Firstly, so long as all sorts of dodgy employers are liberally issued Work Permits for foreign workers, we’re going to continue to have victims like Mazumder. Sterner checks will make a difference. Secondly, so long as only a fraction of defaulting employers are prosecuted for violation of the Employment Act, there will be no fear of the law.
Here, a reply to a parliamentary question by Minister of Manpower Josephine Teo is germane. On 6 March 2019, she gave some figures with respect to Orders issued by the Employment Claims Tribunal:
Of the ECT orders issued, about half of the claimants received full payment from their employers. Another 16% reported partial payment, while 36% reported no payment.
While her reply spoke of percentages, she had not clearly stated what the base number was (How many ECT orders were issued?), without with it is difficult to interpret her reply.

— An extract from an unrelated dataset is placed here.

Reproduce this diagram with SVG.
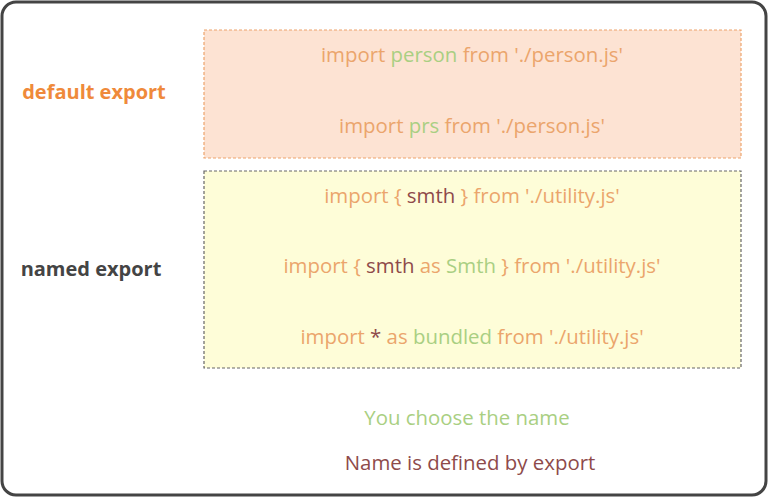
<svg xmlns="http://www.w3.org/2000/svg" width="768" height="497" viewBox="0 0 768 497">
<style>
text{font-family:"Open Sans","Liberation Sans",sans-serif;font-size:20.4px;text-anchor:middle}
.o{fill:#eba56c}.g{fill:#a9cf82}.r{fill:#8e4a4a}
.lbl{font-weight:bold;font-size:20px}
</style>
<rect x="0" y="0" width="768" height="497" fill="#fff"/>
<rect x="2" y="2" width="764" height="493" rx="14" fill="#fff" stroke="#444" stroke-width="3"/>
<g id="default-label"><text class="lbl" x="94" y="99" fill="#ef8a3b">default export</text></g>
<g id="named-label"><text class="lbl" x="91" y="276" fill="#444">named export</text></g>
<g id="default-box">
<rect x="204" y="30" width="537" height="128" fill="#fde3d3" stroke="#eda46d" stroke-width="1.2" stroke-dasharray="3,2"/>
<text x="472" y="62" class="o">import <tspan class="g">person</tspan> from './person.js'</text>
<text x="472" y="133" class="o">import <tspan class="g">prs</tspan> from './person.js'</text>
</g>
<g id="named-box">
<rect x="204" y="171" width="537" height="197" fill="#fefdd8" stroke="#666" stroke-width="1.2" stroke-dasharray="3,2"/>
<text x="472" y="203" class="o">import { <tspan class="r">smth</tspan> } from './utility.js'</text>
<text x="472" y="273" class="o">import { <tspan class="r">smth</tspan> as <tspan class="g">Smth</tspan> } from './utility.js'</text>
<text x="472" y="344" class="o">import <tspan class="r">*</tspan> as <tspan class="g">bundled</tspan> from './utility.js'</text>
</g>
<g id="legend">
<text x="467" y="425" class="g">You choose the name</text>
<text x="470" y="470" class="r">Name is defined by export</text>
</g>
<g id="connectors"/>
</svg>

The minister then went on to add:
Cases that resulted in partial or no payment usually involved employers in financial difficulty, or large accumulated salary arrears before the employee reported to TADM. In 12 cases (1% of ECT orders), the employer wilfully refused to pay despite having the means to do so. MOM is investigating and prosecuting these employers.
Twelve cases. But what is interesting is that she said these constituted one percent of ECT orders. She had earlier said 36% defaulted completely (and 16% defaulted partially, totally 52% who didn’t fully comply with court orders). So that means only 1 in 52 defaulting employers are taken to court for breaching the Employment Act.
The burning question is: Why not prosecute every employer who broke the law and failed to pay salary — which in effect is a theft of the wages of his workers? Why be so forgiving of those “in financial difficulty”?
After all, do we not prosecute anyone, who despite being broke (in “financial difficulties”), goes out to rob and steal? Why treat employers with such kid gloves?